# [TASK]
Leave the pictures out and write out exactly the lines from the top of the entries through the line containing "vals_a = [54, 57, 157, 257, 249, 325]".

(Rows from a dataset of charts and code)
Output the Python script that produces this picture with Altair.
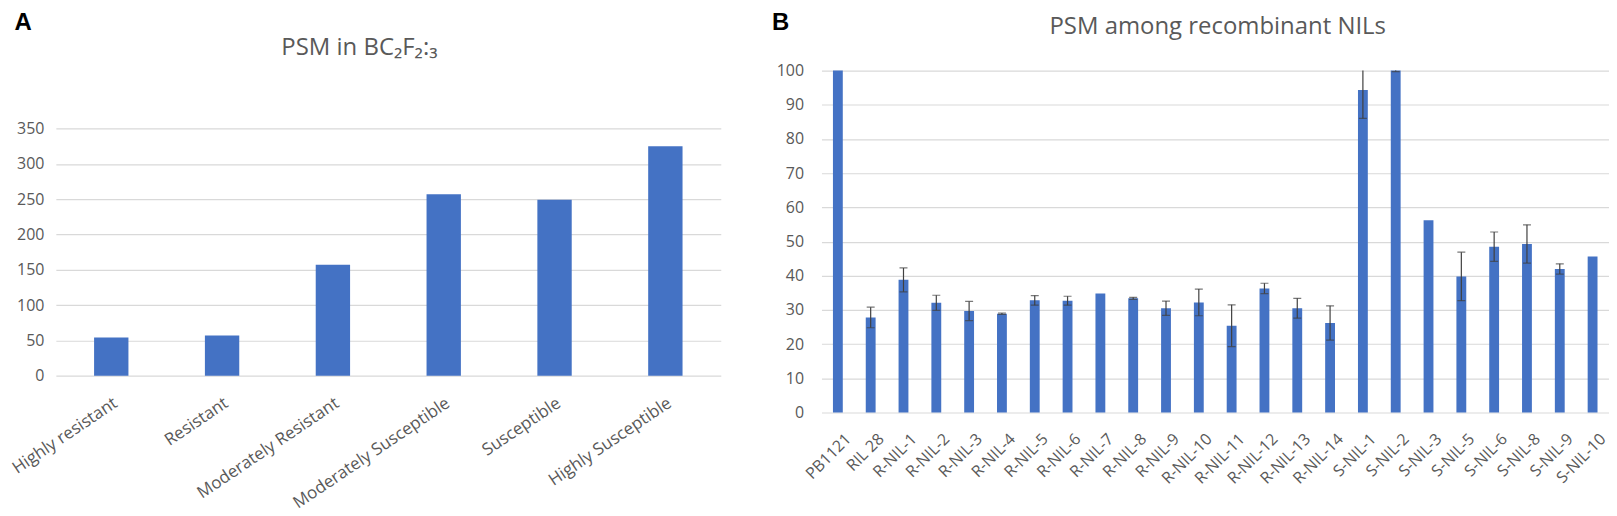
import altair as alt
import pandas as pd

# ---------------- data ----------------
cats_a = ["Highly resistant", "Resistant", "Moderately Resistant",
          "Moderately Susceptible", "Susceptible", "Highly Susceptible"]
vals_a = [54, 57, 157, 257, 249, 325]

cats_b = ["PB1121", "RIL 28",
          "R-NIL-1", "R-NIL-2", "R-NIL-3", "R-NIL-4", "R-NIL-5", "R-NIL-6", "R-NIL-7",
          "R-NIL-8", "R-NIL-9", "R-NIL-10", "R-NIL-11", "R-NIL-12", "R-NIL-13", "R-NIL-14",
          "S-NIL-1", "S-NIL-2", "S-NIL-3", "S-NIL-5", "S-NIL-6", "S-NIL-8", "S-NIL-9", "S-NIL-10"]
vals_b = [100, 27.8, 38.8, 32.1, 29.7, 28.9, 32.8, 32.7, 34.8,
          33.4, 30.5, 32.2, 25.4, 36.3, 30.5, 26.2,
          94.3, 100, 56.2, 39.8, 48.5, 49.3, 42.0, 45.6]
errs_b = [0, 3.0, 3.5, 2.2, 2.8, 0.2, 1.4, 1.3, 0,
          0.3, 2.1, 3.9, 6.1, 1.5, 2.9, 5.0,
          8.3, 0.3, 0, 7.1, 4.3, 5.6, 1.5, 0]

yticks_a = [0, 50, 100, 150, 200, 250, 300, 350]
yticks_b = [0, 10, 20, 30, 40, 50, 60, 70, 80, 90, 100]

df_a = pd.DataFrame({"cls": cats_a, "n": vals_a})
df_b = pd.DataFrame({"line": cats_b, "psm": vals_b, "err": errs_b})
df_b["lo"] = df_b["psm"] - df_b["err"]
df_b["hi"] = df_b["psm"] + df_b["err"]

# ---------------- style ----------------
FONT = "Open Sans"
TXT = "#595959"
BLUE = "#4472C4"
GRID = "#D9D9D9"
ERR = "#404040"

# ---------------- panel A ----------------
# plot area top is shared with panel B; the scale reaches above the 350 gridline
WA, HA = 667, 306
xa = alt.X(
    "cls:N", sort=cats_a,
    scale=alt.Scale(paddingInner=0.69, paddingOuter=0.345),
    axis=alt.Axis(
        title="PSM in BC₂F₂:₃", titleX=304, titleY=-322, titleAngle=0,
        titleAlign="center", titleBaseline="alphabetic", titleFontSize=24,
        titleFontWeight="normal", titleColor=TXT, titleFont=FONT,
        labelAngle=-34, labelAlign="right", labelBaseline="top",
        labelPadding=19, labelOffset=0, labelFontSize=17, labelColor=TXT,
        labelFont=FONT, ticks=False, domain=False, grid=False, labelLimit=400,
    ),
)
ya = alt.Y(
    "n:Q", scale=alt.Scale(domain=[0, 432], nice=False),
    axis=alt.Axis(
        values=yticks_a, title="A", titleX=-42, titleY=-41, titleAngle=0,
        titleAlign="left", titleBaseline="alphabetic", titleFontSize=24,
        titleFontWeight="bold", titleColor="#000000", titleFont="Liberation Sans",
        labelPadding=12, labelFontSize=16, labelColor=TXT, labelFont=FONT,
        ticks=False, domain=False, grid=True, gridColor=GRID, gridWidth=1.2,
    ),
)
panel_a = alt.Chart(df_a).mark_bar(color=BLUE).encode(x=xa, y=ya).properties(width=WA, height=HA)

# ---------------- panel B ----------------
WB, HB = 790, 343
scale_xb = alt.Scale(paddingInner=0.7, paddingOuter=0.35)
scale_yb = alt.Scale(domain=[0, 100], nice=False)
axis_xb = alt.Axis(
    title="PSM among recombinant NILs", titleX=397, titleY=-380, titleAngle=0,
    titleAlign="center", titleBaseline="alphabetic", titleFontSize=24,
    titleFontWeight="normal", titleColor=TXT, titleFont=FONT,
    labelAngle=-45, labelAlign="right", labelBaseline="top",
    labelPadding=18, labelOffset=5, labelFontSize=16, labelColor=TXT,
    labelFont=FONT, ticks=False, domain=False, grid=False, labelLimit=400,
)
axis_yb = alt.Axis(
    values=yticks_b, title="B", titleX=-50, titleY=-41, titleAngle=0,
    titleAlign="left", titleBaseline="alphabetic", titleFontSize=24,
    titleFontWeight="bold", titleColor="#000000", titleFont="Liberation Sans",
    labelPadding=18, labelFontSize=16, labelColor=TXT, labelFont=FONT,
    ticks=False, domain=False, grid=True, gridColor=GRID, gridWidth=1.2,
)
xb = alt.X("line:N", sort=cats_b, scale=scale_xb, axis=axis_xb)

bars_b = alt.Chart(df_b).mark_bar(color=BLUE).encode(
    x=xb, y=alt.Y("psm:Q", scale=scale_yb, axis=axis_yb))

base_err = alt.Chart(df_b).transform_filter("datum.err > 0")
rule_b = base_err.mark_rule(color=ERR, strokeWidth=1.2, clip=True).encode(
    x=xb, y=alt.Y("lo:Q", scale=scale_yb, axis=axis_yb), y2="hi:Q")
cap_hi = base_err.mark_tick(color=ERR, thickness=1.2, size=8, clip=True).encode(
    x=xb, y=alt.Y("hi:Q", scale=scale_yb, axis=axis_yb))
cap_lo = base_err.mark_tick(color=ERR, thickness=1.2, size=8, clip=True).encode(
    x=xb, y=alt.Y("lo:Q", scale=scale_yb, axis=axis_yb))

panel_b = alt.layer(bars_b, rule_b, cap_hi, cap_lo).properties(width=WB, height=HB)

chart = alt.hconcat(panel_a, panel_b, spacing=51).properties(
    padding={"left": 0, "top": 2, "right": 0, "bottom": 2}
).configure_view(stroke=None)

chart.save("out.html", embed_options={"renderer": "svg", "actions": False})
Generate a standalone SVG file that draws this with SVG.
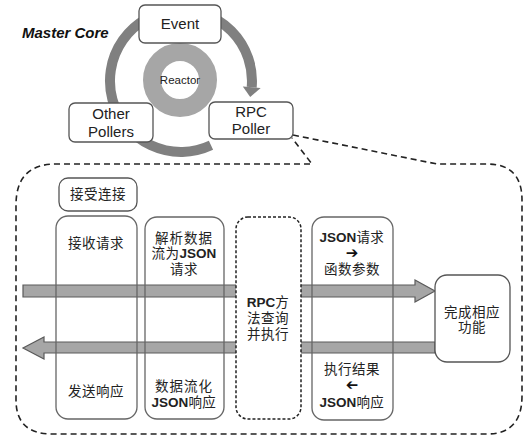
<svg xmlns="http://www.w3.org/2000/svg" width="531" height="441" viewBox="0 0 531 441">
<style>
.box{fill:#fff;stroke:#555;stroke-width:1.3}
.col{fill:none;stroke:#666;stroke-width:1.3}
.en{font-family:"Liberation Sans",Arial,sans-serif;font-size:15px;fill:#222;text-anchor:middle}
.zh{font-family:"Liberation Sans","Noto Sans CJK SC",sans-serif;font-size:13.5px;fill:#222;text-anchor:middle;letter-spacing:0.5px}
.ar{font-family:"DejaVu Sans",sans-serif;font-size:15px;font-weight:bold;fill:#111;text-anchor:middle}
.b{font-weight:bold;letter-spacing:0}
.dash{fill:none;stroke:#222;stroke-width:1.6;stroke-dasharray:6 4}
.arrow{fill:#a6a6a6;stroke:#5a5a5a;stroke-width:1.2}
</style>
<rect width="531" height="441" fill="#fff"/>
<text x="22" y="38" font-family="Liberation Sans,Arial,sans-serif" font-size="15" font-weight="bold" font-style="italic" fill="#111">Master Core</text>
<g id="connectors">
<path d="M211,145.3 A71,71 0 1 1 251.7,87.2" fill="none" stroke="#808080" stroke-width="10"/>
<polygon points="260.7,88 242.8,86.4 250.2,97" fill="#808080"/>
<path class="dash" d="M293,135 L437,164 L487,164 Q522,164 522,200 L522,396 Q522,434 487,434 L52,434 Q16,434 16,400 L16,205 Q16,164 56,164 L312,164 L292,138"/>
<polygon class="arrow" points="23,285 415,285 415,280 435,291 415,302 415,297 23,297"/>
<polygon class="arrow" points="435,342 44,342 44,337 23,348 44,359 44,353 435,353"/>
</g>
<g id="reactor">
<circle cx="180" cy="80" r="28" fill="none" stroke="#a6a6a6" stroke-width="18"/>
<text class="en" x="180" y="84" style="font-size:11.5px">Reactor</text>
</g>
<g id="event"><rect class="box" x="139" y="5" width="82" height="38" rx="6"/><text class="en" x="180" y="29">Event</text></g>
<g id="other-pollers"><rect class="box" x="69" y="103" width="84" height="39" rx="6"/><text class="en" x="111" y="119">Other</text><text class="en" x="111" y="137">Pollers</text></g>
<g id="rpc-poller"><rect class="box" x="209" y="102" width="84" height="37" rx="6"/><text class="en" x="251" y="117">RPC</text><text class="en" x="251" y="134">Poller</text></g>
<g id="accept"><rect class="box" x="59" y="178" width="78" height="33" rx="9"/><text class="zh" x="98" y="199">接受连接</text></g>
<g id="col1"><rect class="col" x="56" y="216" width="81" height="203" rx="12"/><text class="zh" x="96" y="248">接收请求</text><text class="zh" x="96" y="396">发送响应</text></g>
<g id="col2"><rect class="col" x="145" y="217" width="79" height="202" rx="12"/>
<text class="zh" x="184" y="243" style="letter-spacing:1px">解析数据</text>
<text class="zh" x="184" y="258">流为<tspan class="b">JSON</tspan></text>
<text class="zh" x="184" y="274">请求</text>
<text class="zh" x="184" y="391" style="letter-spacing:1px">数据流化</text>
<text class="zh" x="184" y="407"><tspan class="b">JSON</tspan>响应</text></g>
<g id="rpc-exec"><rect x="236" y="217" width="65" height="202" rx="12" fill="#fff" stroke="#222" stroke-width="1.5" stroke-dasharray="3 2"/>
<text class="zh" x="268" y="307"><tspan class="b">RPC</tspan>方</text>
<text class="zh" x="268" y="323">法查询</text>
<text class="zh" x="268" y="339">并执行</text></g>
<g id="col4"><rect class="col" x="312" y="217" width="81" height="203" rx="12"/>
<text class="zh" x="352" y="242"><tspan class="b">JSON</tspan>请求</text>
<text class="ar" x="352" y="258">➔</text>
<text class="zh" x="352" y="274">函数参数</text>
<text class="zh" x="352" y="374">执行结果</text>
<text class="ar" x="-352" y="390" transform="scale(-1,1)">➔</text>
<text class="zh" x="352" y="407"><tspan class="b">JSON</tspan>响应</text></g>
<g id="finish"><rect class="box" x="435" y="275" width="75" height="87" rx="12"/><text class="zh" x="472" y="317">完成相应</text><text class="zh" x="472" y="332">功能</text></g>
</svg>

# [WRITTEN ANSWER]
Output the Python script that produces this picture with Altair.
import altair as alt
import pandas as pd

# ---------------- data ----------------
cats_a = ["Highly resistant", "Resistant", "Moderately Resistant",
          "Moderately Susceptible", "Susceptible", "Highly Susceptible"]
vals_a = [54, 57, 157, 257, 249, 325]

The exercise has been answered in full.